Turkey's PM Erdoga
Turkey's PM Erdoga Reuters

Turkey said it will impose sanctions against its troubled neighbor Syria, despite the collapse of a sanction-resolution at the United Nations Security Council.

Russia and China vetoed proposed sanctions against Syria, prompting outrage in Europe and the United States. The sanctions were crafted by France, Britain, Germany and Portugal.

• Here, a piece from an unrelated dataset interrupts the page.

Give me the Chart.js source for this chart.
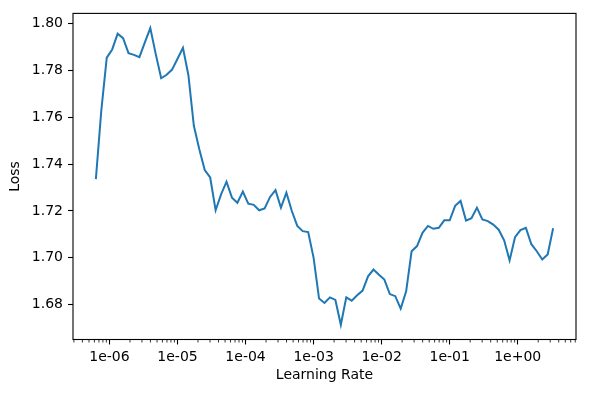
<!DOCTYPE html>
<html>
<head>
<meta charset="utf-8">
<script src="https://cdn.jsdelivr.net/npm/chart.js@4"></script>
<style>
  html, body { margin: 0; padding: 0; background: #fff; }
  canvas { display: block; }
</style>
</head>
<body>
<canvas id="c" width="591" height="409"></canvas>
<script>
// Learning rates (x)
const learningRates = [
  6.310e-7, 7.586e-7, 9.120e-7, 1.096e-6, 1.318e-6, 1.585e-6, 1.905e-6, 2.291e-6, 2.754e-6, 3.311e-6,
  3.981e-6, 4.786e-6, 5.754e-6, 6.918e-6, 8.318e-6, 1.000e-5, 1.202e-5, 1.445e-5, 1.738e-5, 2.089e-5,
  2.512e-5, 3.020e-5, 3.631e-5, 4.365e-5, 5.248e-5, 6.310e-5, 7.586e-5, 9.120e-5, 1.096e-4, 1.318e-4,
  1.585e-4, 1.905e-4, 2.291e-4, 2.754e-4, 3.311e-4, 3.981e-4, 4.786e-4, 5.754e-4, 6.918e-4, 8.318e-4,
  1.000e-3, 1.202e-3, 1.445e-3, 1.738e-3, 2.089e-3, 2.512e-3, 3.020e-3, 3.631e-3, 4.365e-3, 5.248e-3,
  6.310e-3, 7.586e-3, 9.120e-3, 1.096e-2, 1.318e-2, 1.585e-2, 1.905e-2, 2.291e-2, 2.754e-2, 3.311e-2,
  3.981e-2, 4.786e-2, 5.754e-2, 6.918e-2, 8.318e-2, 1.000e-1, 1.202e-1, 1.445e-1, 1.738e-1, 2.089e-1,
  2.512e-1, 3.020e-1, 3.631e-1, 4.365e-1, 5.248e-1, 6.310e-1, 7.586e-1, 9.120e-1, 1.096, 1.318,
  1.585, 1.905, 2.291, 2.754, 3.311
];
// Loss values (y)
const losses = [
  1.7336, 1.7630, 1.7855, 1.7890, 1.7957, 1.7938, 1.7874, 1.7867, 1.7857, 1.7920,
  1.7981, 1.7870, 1.7767, 1.7782, 1.7804, 1.7850, 1.7897, 1.7780, 1.7564, 1.7464,
  1.7375, 1.7343, 1.7203, 1.7271, 1.7325, 1.7257, 1.7235, 1.7283, 1.7231, 1.7226,
  1.7203, 1.7211, 1.7260, 1.7289, 1.7214, 1.7278, 1.7200, 1.7136, 1.7114, 1.7110,
  1.7000, 1.6826, 1.6807, 1.6831, 1.6820, 1.6714, 1.6831, 1.6817, 1.6840, 1.6860,
  1.6921, 1.6950, 1.6928, 1.6907, 1.6845, 1.6836, 1.6783, 1.6857, 1.7028, 1.7050,
  1.7107, 1.7136, 1.7124, 1.7128, 1.7160, 1.7160, 1.7222, 1.7243, 1.7159, 1.7169,
  1.7214, 1.7164, 1.7157, 1.7142, 1.7120, 1.7075, 1.6989, 1.7088, 1.7118, 1.7128,
  1.7058, 1.7028, 1.6993, 1.7014, 1.7126
];
const xTickValues = [1e-6, 1e-5, 1e-4, 1e-3, 1e-2, 1e-1, 1];
const xTickLabels = ['1e-06', '1e-05', '1e-04', '1e-03', '1e-02', '1e-01', '1e+00'];
const yTickValues = [1.68, 1.70, 1.72, 1.74, 1.76, 1.78, 1.80];
const yTickLabels = ['1.68', '1.70', '1.72', '1.74', '1.76', '1.78', '1.80'];

const points = learningRates.map((lr, i) => ({ x: lr, y: losses[i] }));
const font = { family: 'DejaVu Sans', size: 14 };
const ink = '#000';

const frameAndMinor = {
  id: 'frameAndMinor',
  afterDraw(chart) {
    const { ctx, chartArea: a, scales } = chart;
    const xs = scales.x;
    ctx.save();
    ctx.strokeStyle = ink;
    ctx.lineWidth = 0.8;
    for (let e = -7; e <= 1; e++) {
      for (let m = 2; m <= 9; m++) {
        const v = m * Math.pow(10, e);
        if (v < xs.min || v > xs.max) continue;
        const px = xs.getPixelForValue(v);
        ctx.beginPath();
        ctx.moveTo(px, a.bottom);
        ctx.lineTo(px, a.bottom + 3);
        ctx.stroke();
      }
    }
    ctx.lineWidth = 1.1;
    ctx.strokeRect(a.left, a.top, a.right - a.left, a.bottom - a.top);
    ctx.restore();
  }
};

new Chart(document.getElementById('c'), {
  type: 'line',
  data: {
    datasets: [{
      data: points,
      borderColor: '#1f77b4',
      borderWidth: 2,
      pointRadius: 0,
      tension: 0,
      fill: false
    }]
  },
  options: {
    responsive: false,
    animation: false,
    layout: { padding: { left: 0, top: 12, right: 15, bottom: 0 } },
    plugins: { legend: { display: false }, tooltip: { enabled: false } },
    scales: {
      x: {
        type: 'logarithmic',
        position: 'bottom',
        min: 2.91e-7,
        max: 7.18,
        border: { display: false },
        grid: { display: true, drawOnChartArea: false, tickLength: 5, tickColor: ink, tickWidth: 1.1 },
        afterBuildTicks: s => { s.ticks = xTickValues.map(v => ({ value: v })); },
        afterFit: s => { s.height = 69.5; },
        ticks: {
          font, color: ink, padding: 4, autoSkip: false, maxRotation: 0, minRotation: 0,
          callback: (v, i) => xTickLabels[i]
        },
        title: { display: true, text: 'Learning Rate', font, color: ink, padding: { top: 0, bottom: 25 } }
      },
      y: {
        type: 'linear',
        position: 'left',
        min: 1.6651,
        max: 1.8044,
        border: { display: false },
        grid: { display: true, drawOnChartArea: false, tickLength: 5, tickColor: ink, tickWidth: 1.1 },
        afterBuildTicks: s => { s.ticks = yTickValues.map(v => ({ value: v })); },
        afterFit: s => { s.width = 73; },
        ticks: {
          font, color: ink, padding: 5, autoSkip: false,
          callback: (v, i) => yTickLabels[i]
        },
        title: { display: true, text: 'Loss', font, color: ink, padding: { top: 7, bottom: 0 } }
      }
    }
  },
  plugins: [frameAndMinor]
});
</script>
</body>
</html>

U.S. ambassador Susan Rice pointedly criticized China and Russia by claiming that countries opposed to the sanctions were seeking to sell arms to Damascus.

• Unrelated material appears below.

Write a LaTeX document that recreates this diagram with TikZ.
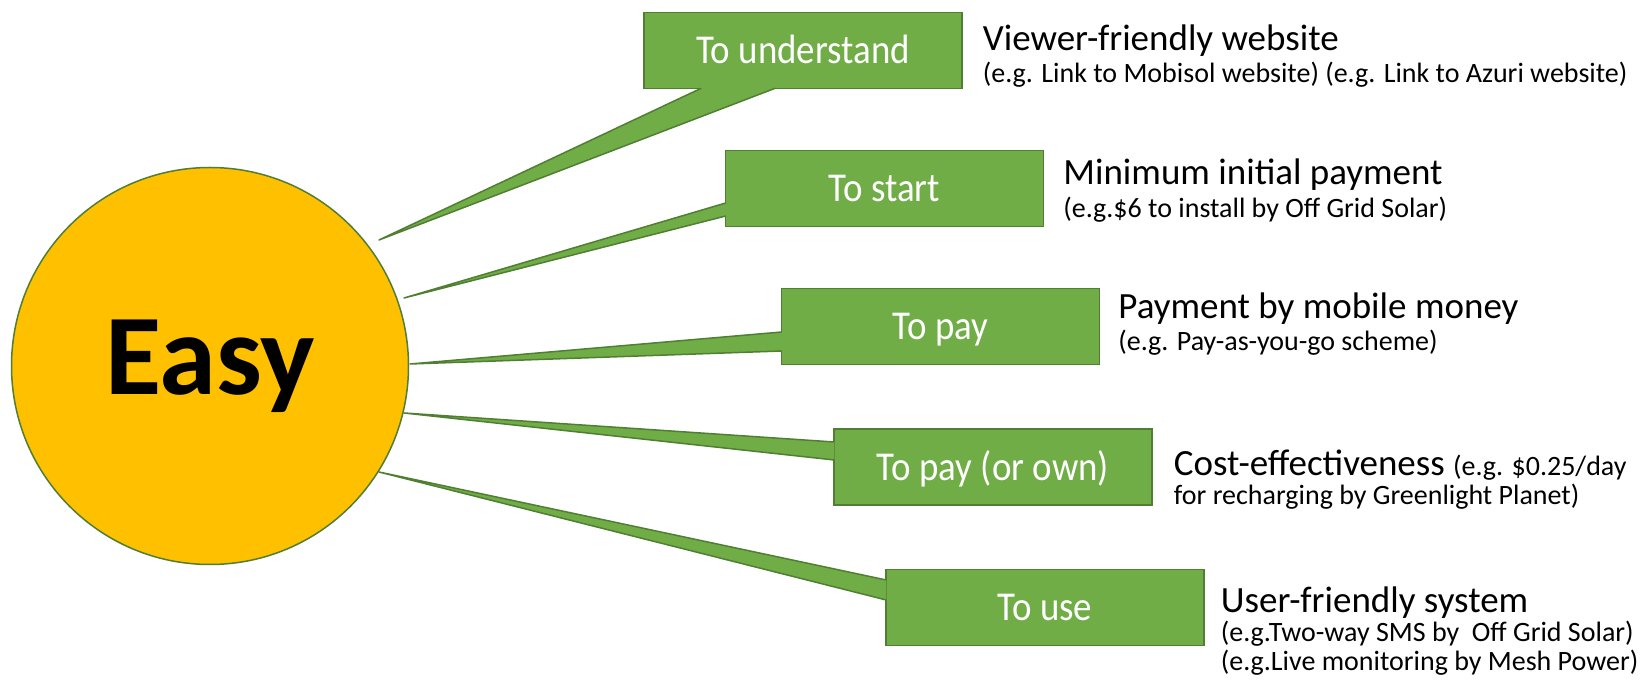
\documentclass[tikz,border=0pt]{standalone}
\usepackage{fontspec}
\setmainfont{Carlito}
\newfontfamily\boxfont[FakeStretch=0.9]{Carlito}
\usetikzlibrary{calc}
\definecolor{easyyellow}{HTML}{FFC000}
\definecolor{leafgreen}{HTML}{70AD47}
\definecolor{leafdark}{HTML}{507E32}
\newcommand{\headsize}{\fontsize{37}{40}\selectfont}
\newcommand{\subsize}{\fontsize{28}{30}\selectfont}

\begin{document}
\begin{tikzpicture}[x=1pt, y=1pt,
    hub/.style={circle, draw=leafdark, line width=1.5pt, fill=easyyellow, minimum size=397pt, inner sep=0pt, font=\fontsize{115}{115}\selectfont\bfseries},
    callout/.style={rectangle, fill=leafgreen, draw=leafdark, line width=1.5pt, minimum width=318pt, minimum height=76pt, inner sep=0pt, text=white, font=\boxfont\fontsize{41}{41}\selectfont, text height=27pt, text depth=0pt},
    wedge/.style={fill=leafgreen, draw=leafdark, line width=1.5pt, line join=round},
    headtxt/.style={anchor=base west, inner sep=0pt, text depth=0pt, font=\headsize},
    subtxt/.style={anchor=base west, inner sep=0pt, text depth=0pt, font=\subsize}]
    \useasboundingbox (0,0) rectangle (1642,682);

    % Hub
    \node[hub] (easy) at (210,316) {Easy};

    % Callout boxes
    \node[callout] (understand) at (803,631.5) {To understand};
    \node[callout] (start) at (884.5,493.5) {To start};
    \node[callout] (pay) at (940.5,355.5) {To pay};
    \node[callout] (own) at (993,215) {To pay (or own)};
    \node[callout] (use) at (1045,74.5) {To use};

    % Wedge tips just off the hub
    \coordinate (tip1) at ($(easy.center)+(169,126)$);
    \coordinate (tip2) at ($(easy.center)+(194,68)$);
    \coordinate (tip3) at ($(easy.center)+(200,2)$);
    \coordinate (tip4) at ($(easy.center)+(194,-47)$);
    \coordinate (tip5) at ($(easy.center)+(169,-106)$);

    % Wedges (open paths, so the base stays unstroked)
    \filldraw[wedge] ($(understand.south west)+(58,1)$) -- (tip1) -- ($(understand.south west)+(132,1)$);
    \filldraw[wedge] ($(start.west)+(1,-14.5)$) -- (tip2) -- ($(start.west)+(1,-27.5)$);
    \filldraw[wedge] ($(pay.west)+(1,-5.5)$) -- (tip3) -- ($(pay.west)+(1,-24.5)$);
    \filldraw[wedge] ($(own.west)+(1,25)$) -- (tip4) -- ($(own.west)+(1,7)$);
    \filldraw[wedge] ($(use.west)+(1,27.5)$) -- (tip5) -- ($(use.west)+(1,7.5)$);

    % Descriptions
    \node[headtxt] (viewer) at ($(understand.east)+(20,0)$) {Viewer-friendly website};
    \node[subtxt] (viewerex) at ($(viewer.base west)+(0,-32)$) {(e.g. Link to Mobisol website) (e.g. Link to Azuri website)};

    \node[headtxt] (minimum) at ($(start.east)+(19,4)$) {Minimum initial payment};
    \node[subtxt] (minimumex) at ($(minimum.base west)+(0,-33)$) {(e.g.\$6 to install by Off Grid Solar)};

    \node[headtxt] (mobile) at ($(pay.east)+(18,8)$) {Payment by mobile money};
    \node[subtxt] (mobileex) at ($(mobile.base west)+(0,-32)$) {(e.g. Pay-as-you-go scheme)};

    \node[headtxt] (cost) at ($(own.east)+(21,-9)$) {Cost-effectiveness {\subsize (e.g. \$0.25/day}};
    \node[subtxt] (costex) at ($(cost.base west)+(0,-29)$) {for recharging by Greenlight Planet)};

    \node[headtxt] (system) at ($(use.east)+(16,-5)$) {User-friendly system};
    \node[subtxt] (systemex) at ($(system.base west)+(0,-29)$) {(e.g.Two-way SMS by\ \ Off Grid Solar)};
    \node[subtxt] (systemlive) at ($(systemex.base west)+(0,-29)$) {(e.g.Live monitoring by Mesh Power)};
\end{tikzpicture}
\end{document}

However, the Russian envoy to the UN, Vitaly Churkin, claimed Moscow vetoed sanctions because many Syrians do not endorse the movement against Syrian president Bashar al-Assad and that such a measure would cause a civil war to erupt.
The Chinese foreign ministry said sanctions would not ease the crisis in Syria.

Four UN members, Lebanon, South Africa, Brazil and India, abstained from voting on the sanctions.

Nonetheless, Turkish Prime Minister Tayyip Recep warned in a speech while visiting South Africa that the failure of the UN will not prevent Ankara and perhaps some other European states from moving against Syria.

The veto of [the draft] will not prevent our sanctions, just as it does not prevent the steps of some or all EU countries, Erdogan said, according to Anadolu Ajansi, the Turkish state news agency.

Turkey’s military coincidentally plans to conduct a routine exercise near the Syrian border through next week.

We will now inevitably apply our sanction package … We have a 910-kilometer long border. Moreover, we have cross-border family ties, which increase our responsibility.”

However, Erdogan provided no details of what his sanctions would consist of. He also said he will visit refugee camps in his country that are filled with about 7500 Syrians who fled across the border.

Meanwhile, Assad’s regime has brutally cracked down on protesters for almost seven months. The UN estimates that almost 3,000 people have been killed, unknown thousands more have been detained by state security.

Complicating the picture for Turkey is the fact that Syria is a leading trade partner and that historically the leaders of these two nations have had friendly relations. The bond between Erdogan and Assad was ruptured when the Syrian leader refused to end the crackdown against protesters, angering Turkey.